START

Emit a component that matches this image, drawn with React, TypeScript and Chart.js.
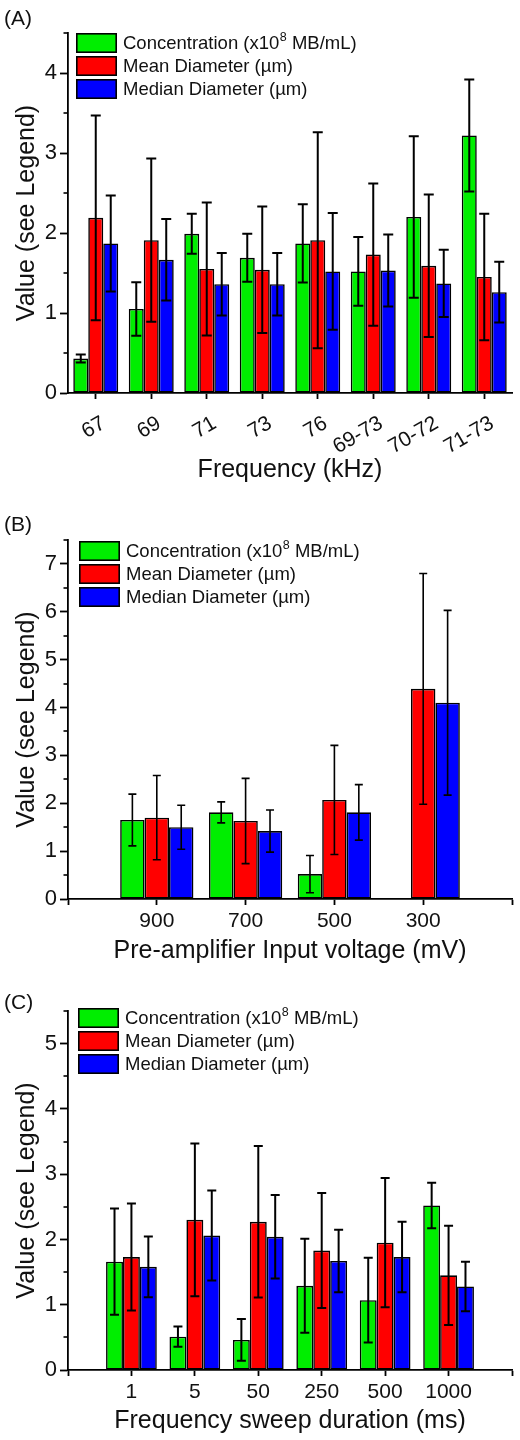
import { useEffect, useRef } from 'react';
import { Chart, registerables } from 'chart.js';

Chart.register(...registerables);

const FONT = '"Liberation Sans", Arial, Helvetica, sans-serif';
const INK = '#111111';
Chart.defaults.font.family = FONT;
Chart.defaults.color = INK;

// Series shared by all three panels
const seriesNames = ['Concentration (x10⁸ MB/mL)', 'Mean Diameter (µm)', 'Median Diameter (µm)'];
const seriesColors = ['#00ee00', '#ff0000', '#0000ff'];

// (A) Frequency (kHz)
const frequencyLabels = ['67', '69', '71', '73', '76', '69-73', '70-72', '71-73'];
const frequencyConc = [0.43, 1.05, 1.99, 1.69, 1.87, 1.52, 2.2, 3.22];
const frequencyConcErr = [0.05, 0.335, 0.25, 0.3, 0.49, 0.43, 1.01, 0.7];
const frequencyMean = [2.19, 1.91, 1.55, 1.54, 1.91, 1.73, 1.59, 1.45];
const frequencyMeanErr = [1.28, 1.02, 0.83, 0.79, 1.35, 0.89, 0.89, 0.79];
const frequencyMedian = [1.87, 1.665, 1.36, 1.36, 1.52, 1.53, 1.37, 1.26];
const frequencyMedianErr = [0.6, 0.51, 0.39, 0.39, 0.73, 0.45, 0.42, 0.38];

// (B) Pre-amplifier input voltage (mV)
const voltageLabels = ['900', '700', '500', '300'];
const voltageConc = [1.65, 1.81, 0.52, 0];
const voltageConcErr = [0.54, 0.22, 0.39, 0];
const voltageMean = [1.7, 1.63, 2.07, 4.39];
const voltageMeanErr = [0.88, 0.89, 1.14, 2.41];
const voltageMedian = [1.5, 1.42, 1.81, 4.1];
const voltageMedianErr = [0.46, 0.44, 0.58, 1.93];

// (C) Frequency sweep duration (ms)
const sweepLabels = ['1', '5', '50', '250', '500', '1000'];
const sweepConc = [1.66, 0.51, 0.46, 1.29, 1.07, 2.52];
const sweepConcErr = [0.815, 0.155, 0.32, 0.72, 0.65, 0.35];
const sweepMean = [1.73, 2.3, 2.27, 1.83, 1.95, 1.45];
const sweepMeanErr = [0.82, 1.17, 1.16, 0.88, 0.99, 0.76];
const sweepMedian = [1.58, 2.06, 2.04, 1.67, 1.73, 1.28];
const sweepMedianErr = [0.465, 0.69, 0.64, 0.48, 0.54, 0.38];

type Panel = {
  tag: string;
  tagY: number;
  labels: string[];
  padEnds: boolean;
  values: number[][];
  errors: number[][];
  yMax: number;
  xTitle: string;
  canvasHeight: number;
  areaTop: number;
  areaBottom: number;
  xAxisHeight: number;
  categoryPercentage: number;
  rotation: number;
  xTickSize: number;
  errWidth: number;
  capHalf: number;
  legendDx: number;
  legendDy: number;
};

const panels: Panel[] = [
  {
    tag: '(A)', tagY: 19,
    labels: frequencyLabels, padEnds: false,
    values: [frequencyConc, frequencyMean, frequencyMedian],
    errors: [frequencyConcErr, frequencyMeanErr, frequencyMedianErr],
    yMax: 4.5, xTitle: 'Frequency (kHz)',
    canvasHeight: 490, areaTop: 33, areaBottom: 393, xAxisHeight: 92,
    categoryPercentage: 0.81, rotation: 30, xTickSize: 21,
    errWidth: 2, capHalf: 5, legendDx: 8, legendDy: 0,
  },
  {
    tag: '(B)', tagY: 35,
    labels: voltageLabels, padEnds: true,
    values: [voltageConc, voltageMean, voltageMedian],
    errors: [voltageConcErr, voltageMeanErr, voltageMedianErr],
    yMax: 7.5, xTitle: 'Pre-amplifier Input voltage (mV)',
    canvasHeight: 480, areaTop: 50, areaBottom: 409, xAxisHeight: 67,
    categoryPercentage: 0.825, rotation: 0, xTickSize: 21,
    errWidth: 1.6, capHalf: 4, legendDx: 11, legendDy: 1,
  },
  {
    tag: '(C)', tagY: 33,
    labels: sweepLabels, padEnds: true,
    values: [sweepConc, sweepMean, sweepMedian],
    errors: [sweepConcErr, sweepMeanErr, sweepMedianErr],
    yMax: 5.5, xTitle: 'Frequency sweep duration (ms)',
    canvasHeight: 470, areaTop: 41, areaBottom: 400, xAxisHeight: 66,
    categoryPercentage: 0.8, rotation: 0, xTickSize: 21,
    errWidth: 2, capHalf: 4.5, legendDx: 10, legendDy: -3,
  },
];

const SUPERSCRIPTS: Record<string, string> = { '⁰': '0', '¹': '1', '²': '2', '³': '3', '⁴': '4', '⁵': '5', '⁶': '6', '⁷': '7', '⁸': '8', '⁹': '9' };

// Draws a legend label, setting superscript digits small and raised
function drawLegendText(ctx: CanvasRenderingContext2D, text: string, x: number, y: number) {
  const normal = `18.5px ${FONT}`;
  const small = `12.5px ${FONT}`;
  let cx = x;
  let buf = '';
  const flush = () => {
    if (!buf) return;
    ctx.font = normal;
    ctx.fillText(buf, cx, y);
    cx += ctx.measureText(buf).width;
    buf = '';
  };
  for (const ch of text) {
    if (SUPERSCRIPTS[ch]) {
      flush();
      ctx.font = small;
      ctx.fillText(SUPERSCRIPTS[ch], cx + 0.5, y - 6);
      cx += ctx.measureText(SUPERSCRIPTS[ch]).width + 0.5;
    } else {
      buf += ch;
    }
  }
  flush();
}

const decorPlugin = {
  id: 'decor',
  afterDatasetsDraw(chart: any, _args: any, opts: any) {
    const ctx: CanvasRenderingContext2D = chart.ctx;
    const yScale = chart.scales.y;
    ctx.save();
    ctx.strokeStyle = '#000';
    ctx.lineWidth = opts.errWidth;
    ctx.lineCap = 'butt';
    chart.data.datasets.forEach((ds: any, i: number) => {
      const meta = chart.getDatasetMeta(i);
      meta.data.forEach((el: any, j: number) => {
        const v = ds.data[j];
        const e = ds.errors[j];
        if (v == null || !e) return;
        const x = el.x;
        const yt = yScale.getPixelForValue(v + e);
        const yb = yScale.getPixelForValue(v - e);
        ctx.beginPath();
        ctx.moveTo(x, yt);
        ctx.lineTo(x, yb);
        ctx.moveTo(x - opts.capHalf, yt);
        ctx.lineTo(x + opts.capHalf, yt);
        ctx.moveTo(x - opts.capHalf, yb);
        ctx.lineTo(x + opts.capHalf, yb);
        ctx.stroke();
      });
    });
    ctx.restore();
  },
  afterDraw(chart: any, _args: any, opts: any) {
    const ctx: CanvasRenderingContext2D = chart.ctx;
    const area = chart.chartArea;
    const yScale = chart.scales.y;
    ctx.save();

    // minor ticks on the value axis
    ctx.strokeStyle = '#000';
    ctx.lineWidth = 1.6;
    yScale.ticks.forEach((t: any) => {
      if (Number.isInteger(t.value)) return;
      const py = Math.round(yScale.getPixelForValue(t.value));
      ctx.beginPath();
      ctx.moveTo(area.left - 4.5, py);
      ctx.lineTo(area.left, py);
      ctx.stroke();
    });

    // legend, top-left inside the plot area
    const bx = area.left + opts.legendDx;
    const by0 = area.top + opts.legendDy;
    ctx.textBaseline = 'middle';
    ctx.textAlign = 'left';
    chart.data.datasets.forEach((ds: any, i: number) => {
      const by = by0 + i * 23;
      ctx.fillStyle = ds.backgroundColor;
      ctx.fillRect(bx, by, 41, 20);
      ctx.strokeStyle = '#000';
      ctx.lineWidth = 1.6;
      ctx.strokeRect(bx + 0.8, by + 0.8, 39.4, 18.4);
      ctx.fillStyle = INK;
      drawLegendText(ctx, ds.label, bx + 47, by + 11);
    });

    // panel tag
    ctx.font = `21px ${FONT}`;
    ctx.fillStyle = INK;
    ctx.textBaseline = 'middle';
    ctx.fillText(opts.tag, 4, opts.tagY);
    ctx.restore();
  },
};

function buildConfig(p: Panel): any {
  const labels = p.padEnds ? ['', ...p.labels, ''] : p.labels;
  const pad = (arr: number[]) => (p.padEnds ? [null, ...arr, null] : arr);
  const yTicks = Array.from({ length: Math.round(p.yMax * 2) + 1 }, (_, i) => i / 2);
  return {
    type: 'bar',
    data: {
      labels,
      datasets: seriesNames.map((name, i) => ({
        label: name,
        data: pad(p.values[i]),
        errors: pad(p.errors[i]),
        backgroundColor: seriesColors[i],
        borderColor: '#000',
        borderWidth: 1.6,
        borderSkipped: false,
        categoryPercentage: p.categoryPercentage,
        barPercentage: 1,
      })),
    },
    options: {
      animation: false,
      responsive: false,
      maintainAspectRatio: false,
      events: [],
      layout: {
        padding: {
          top: p.areaTop,
          left: 0,
          right: 8,
          bottom: p.canvasHeight - p.areaBottom - p.xAxisHeight,
        },
      },
      plugins: {
        legend: { display: false },
        tooltip: { enabled: false },
        decor: {
          tag: p.tag,
          tagY: p.tagY,
          errWidth: p.errWidth,
          capHalf: p.capHalf,
          legendDx: p.legendDx,
          legendDy: p.legendDy,
        },
      },
      scales: {
        x: {
          type: 'category',
          offset: !p.padEnds,
          grid: { drawOnChartArea: false, offset: false, tickLength: 6, tickColor: '#000', tickWidth: 1.8 },
          border: { display: true, color: '#000', width: 1.8 },
          ticks: {
            autoSkip: false,
            minRotation: p.rotation,
            maxRotation: p.rotation,
            font: { size: p.xTickSize },
            color: INK,
            padding: p.rotation ? 12 : 4,
            labelOffset: p.rotation ? 8 : 0,
          },
          title: {
            display: true,
            text: p.xTitle,
            font: { size: 25 },
            color: INK,
            padding: { top: 0, bottom: 0 },
          },
          afterFit: (s: any) => {
            s.height = p.xAxisHeight;
          },
        },
        y: {
          type: 'linear',
          min: 0,
          max: p.yMax,
          afterBuildTicks: (s: any) => {
            s.ticks = yTicks.map((v) => ({ value: v }));
          },
          ticks: {
            autoSkip: false,
            font: { size: 22 },
            color: INK,
            padding: 3,
            callback: (v: any) => (Number.isInteger(v) ? String(v) : ''),
          },
          grid: {
            drawOnChartArea: false,
            tickLength: 8,
            tickWidth: 1.8,
            tickColor: (c: any) => (c.tick && Number.isInteger(c.tick.value) ? '#000' : 'rgba(0,0,0,0)'),
          },
          border: { display: true, color: '#000', width: 1.8 },
          title: {
            display: true,
            text: 'Value (see Legend)',
            font: { size: 25 },
            color: INK,
            padding: { top: 12, bottom: 0 },
          },
          afterFit: (s: any) => {
            s.width = 68;
          },
        },
      },
    },
    plugins: [decorPlugin],
  };
}

function PanelChart({ panel, top }: { panel: Panel; top: number }) {
  const ref = useRef<HTMLCanvasElement | null>(null);
  useEffect(() => {
    if (!ref.current) return;
    const chart = new Chart(ref.current, buildConfig(panel));
    return () => chart.destroy();
  }, [panel]);
  return (
    <canvas
      ref={ref}
      width={520}
      height={panel.canvasHeight}
      style={{ position: 'absolute', left: 0, top, width: 520, height: panel.canvasHeight, display: 'block' }}
    />
  );
}

export default function App() {
  let offset = 0;
  const tops = panels.map((p) => {
    const t = offset;
    offset += p.canvasHeight;
    return t;
  });
  return (
    <div style={{ position: 'absolute', left: 0, top: 0, width: 520, height: 1440, background: '#fff' }}>
      {panels.map((p, i) => (
        <PanelChart key={p.tag} panel={p} top={tops[i]} />
      ))}
    </div>
  );
}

END

= What to work on =
Reproduce only the lines from the beginning of the data through the line that contains "const seriesColors = ['#00ee00', '#ff0000', '#0000ff'];", both included, and please drop the pictures.

= Result of this exercise =
Emit a component that matches this image, drawn with React, TypeScript and Chart.js.
import { useEffect, useRef } from 'react';
import { Chart, registerables } from 'chart.js';

Chart.register(...registerables);

const FONT = '"Liberation Sans", Arial, Helvetica, sans-serif';
const INK = '#111111';
Chart.defaults.font.family = FONT;
Chart.defaults.color = INK;

// Series shared by all three panels
const seriesNames = ['Concentration (x10⁸ MB/mL)', 'Mean Diameter (µm)', 'Median Diameter (µm)'];
const seriesColors = ['#00ee00', '#ff0000', '#0000ff'];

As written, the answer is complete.